Each additional resistor increases the computational complexity, but our optimized algorithms maintain performance even with the maximum number of resistors.

Can this calculator handle mixed series-parallel resistor networks?

This calculator is specifically designed for pure series or pure parallel configurations. For mixed series-parallel networks:

1. First identify the parallel sections and calculate their equivalent resistance
2. Then treat these equivalent resistances as single resistors in the series portion
3. Use our calculator for each pure section separately
4. Combine the results manually using circuit analysis principles

For complex networks, we recommend using dedicated circuit simulation software like LTSpice or Multisim, which can handle arbitrary resistor configurations and provide more comprehensive analysis.

How does temperature affect resistor current calculations?

Temperature influences resistor current calculations through several mechanisms:

• Resistance Change: Most resistors have a positive temperature coefficient (PTC), meaning their resistance increases with temperature.

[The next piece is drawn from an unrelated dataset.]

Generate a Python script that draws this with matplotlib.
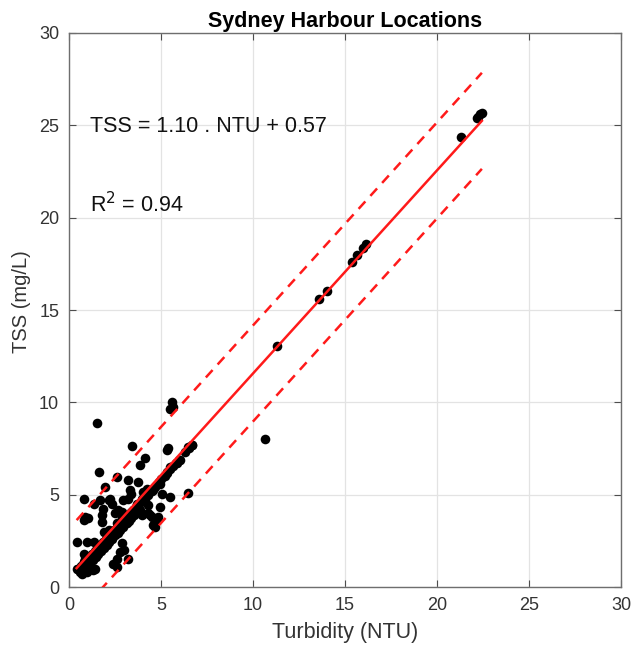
import matplotlib
matplotlib.use("Agg")
import matplotlib.pyplot as plt
import numpy as np

plt.rcParams['font.family'] = ['Liberation Sans', 'DejaVu Sans']

# Turbidity (NTU) and TSS (mg/L) samples
turbidity = [
    # main band along the regression
    0.5, 0.65, 0.8, 0.95, 1.1, 1.25, 1.4, 1.55, 1.7, 1.85, 2.0, 2.15, 2.3,
    2.45, 2.6, 2.75, 2.9, 3.05, 3.2, 3.35, 3.5, 3.65, 3.8, 3.95, 4.1,
    0.7, 0.85, 1.0, 1.15, 1.3, 1.45, 1.6, 1.75, 1.9, 2.05, 2.2, 2.35, 2.5,
    2.65, 2.8, 2.95, 3.1, 3.25, 3.4, 3.55, 3.7,
    4.3, 4.5, 4.7, 4.9, 5.0, 5.2, 5.35, 5.5, 5.65, 5.8, 6.0, 6.3, 6.5, 6.7,
    # scattered samples
    1.52, 5.58, 5.67, 5.49, 3.42, 10.65, 11.3, 13.59, 14.0, 15.36, 15.67,
    15.96, 16.14, 21.3, 22.16, 22.24, 22.34, 22.43,
    5.31, 5.4, 6.48, 6.67, 4.13, 3.86, 1.65, 5.85, 6.03, 5.49, 5.31, 2.59,
    3.22, 3.77, 1.96, 4.95, 4.58, 5.04, 5.49, 4.95, 3.32, 3.4, 4.22, 4.04,
    3.95, 4.13, 6.48, 0.82, 2.23, 2.95, 1.34, 1.7, 2.16, 2.34, 1.87, 1.78,
    1.78, 0.87, 1.05, 0.8, 2.68, 2.5, 2.86, 2.59, 3.68, 3.86, 3.95, 4.31,
    4.49, 4.76, 4.58, 4.31, 4.4, 4.85, 4.67, 3.68, 3.59, 3.13, 3.22, 3.06,
    3.24, 2.88, 1.89, 2.16, 2.34, 0.42, 0.98, 1.34, 0.8, 0.89, 0.8, 2.23,
    2.86, 2.77, 2.59, 2.41, 2.59, 2.97, 3.22, 1.32, 0.42, 0.61, 0.69, 0.96,
    1.07, 1.43, 0.8,
]
tss = [
    1.0, 1.15, 1.35, 1.5, 1.65, 1.8, 1.95, 2.1, 2.3, 2.45, 2.6, 2.75, 2.95,
    3.1, 3.25, 3.4, 3.55, 3.75, 3.9, 4.05, 4.2, 4.35, 4.5, 4.7, 4.85,
    0.85, 1.0, 1.15, 1.3, 1.5, 1.65, 1.8, 1.95, 2.1, 2.3, 2.45, 2.6, 2.8,
    2.95, 3.1, 3.25, 3.45, 3.6, 3.75, 3.9, 4.05,
    5.0, 5.2, 5.45, 5.7, 5.85, 6.0, 6.2, 6.4, 6.55, 6.7, 6.9, 7.3, 7.55, 7.7,
    8.88, 10.03, 9.76, 9.67, 7.63, 8.0, 13.05, 15.58, 16.03, 17.61, 17.97,
    18.34, 18.55, 24.38, 25.37, 25.46, 25.59, 25.68,
    7.42, 7.51, 7.6, 7.69, 6.97, 6.6, 6.24, 6.7, 6.88, 6.51, 6.24, 5.97,
    5.83, 5.7, 5.4, 5.61, 5.25, 5.07, 4.89, 4.35, 5.25, 5.07, 5.34, 5.16,
    4.8, 4.71, 5.1, 4.8, 4.75, 4.71, 4.53, 4.71, 4.71, 4.53, 4.26, 3.9,
    3.54, 3.81, 3.72, 3.63, 4.17, 3.99, 3.72, 3.45, 4.53, 4.17, 3.9, 3.99,
    3.81, 3.63, 3.36, 4.44, 3.9, 3.81, 3.27, 4.35, 3.99, 3.45, 4.8, 3.45,
    3.81, 4.08, 2.99, 3.09, 2.82, 2.45, 2.45, 2.45, 1.82, 1.55, 1.37, 2.64,
    2.37, 1.91, 1.55, 1.28, 1.1, 2.0, 1.55, 0.92, 1.01, 0.83, 0.74, 0.83,
    1.01, 1.01, 0.92,
]

slope, intercept, r2 = 1.10, 0.57, 0.94
band = 2.6
fit_range = [0.42, 22.43]

fig = plt.figure(figsize=(6.32, 6.46), dpi=100)
ax = fig.add_axes([0.109, 0.091, 0.874, 0.858])

ax.scatter(turbidity, tss, s=48, c='black', zorder=3, linewidths=0)

xf = np.array(fit_range)
yf = slope * xf + intercept
ax.plot(xf, yf, color='#ff1a1a', lw=1.8, zorder=4)
ax.plot(xf, yf + band, color='#ff1a1a', lw=1.8, ls=(0, (4, 3)), zorder=4)
ax.plot(xf, yf - band, color='#ff1a1a', lw=1.8, ls=(0, (4, 3)), zorder=4)

ax.set_xlim(0, 30)
ax.set_ylim(0, 30)
ticks = [0, 5, 10, 15, 20, 25, 30]
ax.set_xticks(ticks)
ax.set_yticks(ticks)
ax.grid(True, color='#e3e3e3', lw=0.9)
ax.set_axisbelow(True)
ax.tick_params(direction='in', top=True, right=True, length=5,
               color='#4d4d4d', labelcolor='#333333', labelsize=13, pad=7)
for sp in ax.spines.values():
    sp.set_color('#6e6e6e')
    sp.set_linewidth(1.0)

ax.set_xlabel('Turbidity (NTU)', fontsize=15.5, color='#333333', labelpad=6)
ax.set_ylabel('TSS (mg/L)', fontsize=14.5, color='#333333')
ax.yaxis.set_label_coords(-0.068, 0.515)
ax.set_title('Sydney Harbour Locations', fontsize=15.5, fontweight='bold', pad=4)

ax.text(1.14, 24.95, f'TSS = {slope:.2f} . NTU + {intercept:.2f}', fontsize=15.5,
        va='center', ha='left', color='#111111')
ax.text(1.14, 20.7, f'R$^2$ = {r2:.2f}', fontsize=15.5, va='center', ha='left',
        color='#111111')

fig.savefig('out.png', dpi=100)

Typical values range from 50-100ppm/°C for carbon film resistors to 200-500ppm/°C for wirewound types.
• Current Variation: In parallel circuits, temperature-induced resistance changes will alter the current distribution between branches.
• Power Dissipation: Higher temperatures increase power dissipation (P = I²R), which can lead to thermal runaway if not properly managed.
• Material Properties: Different resistor materials (carbon composition, metal film, wirewound) exhibit different temperature characteristics.

For temperature-critical applications, consult manufacturer datasheets for temperature coefficient specifications and consider using temperature-stable resistor types like metal foil resistors.

What safety precautions should I take when working with resistor circuits?

When working with resistor circuits, follow these essential safety precautions:

1. Power Down: Always disconnect power before making any circuit modifications or measurements.
2. Voltage Ratings: Ensure all components are rated for your circuit’s maximum voltage.
3. Current Limits: Verify that resistors can handle the calculated current without exceeding their power ratings.
4. Insulation: Keep all connections properly insulated to prevent short circuits.
5. Grounding: Maintain proper grounding, especially when working with high-voltage circuits.
6. Measurement Safety: When measuring currents:
   • Use appropriate fuse protection
   • Never measure current in parallel (always in series)
   • Start with the highest range on your multimeter
7. Component Quality: Use components from reputable manufacturers that meet relevant safety standards (UL, CE, etc.).
8. Environment: Work in a clean, dry environment away from flammable materials.

For high-power applications, consult the OSHA electrical safety guidelines for additional precautions.

How can I verify the calculator’s results experimentally?

To verify our calculator’s results in real-world conditions:

1. Build the Circuit: Construct the resistor network exactly as specified in your calculation.
2. Measure Voltage: Use a digital multimeter to measure the voltage across each resistor.
3. Calculate Current: For each resistor, divide the measured voltage by its resistance value (I = V/R).
4. Compare Results: Compare your measured currents with the calculator’s predictions.
5. Check Total Current: For parallel circuits, verify that the sum of individual currents equals the total current measured at the power source.
6. Account for Tolerances: Remember that component tolerances may cause small discrepancies between calculated and measured values.
7. Temperature Considerations: Perform measurements after the circuit has stabilized thermally, as resistance values can change with temperature.

For precise verification, use laboratory-grade equipment and consider environmental factors that might affect your measurements. The National Institute of Standards and Technology provides excellent resources on electrical measurement techniques.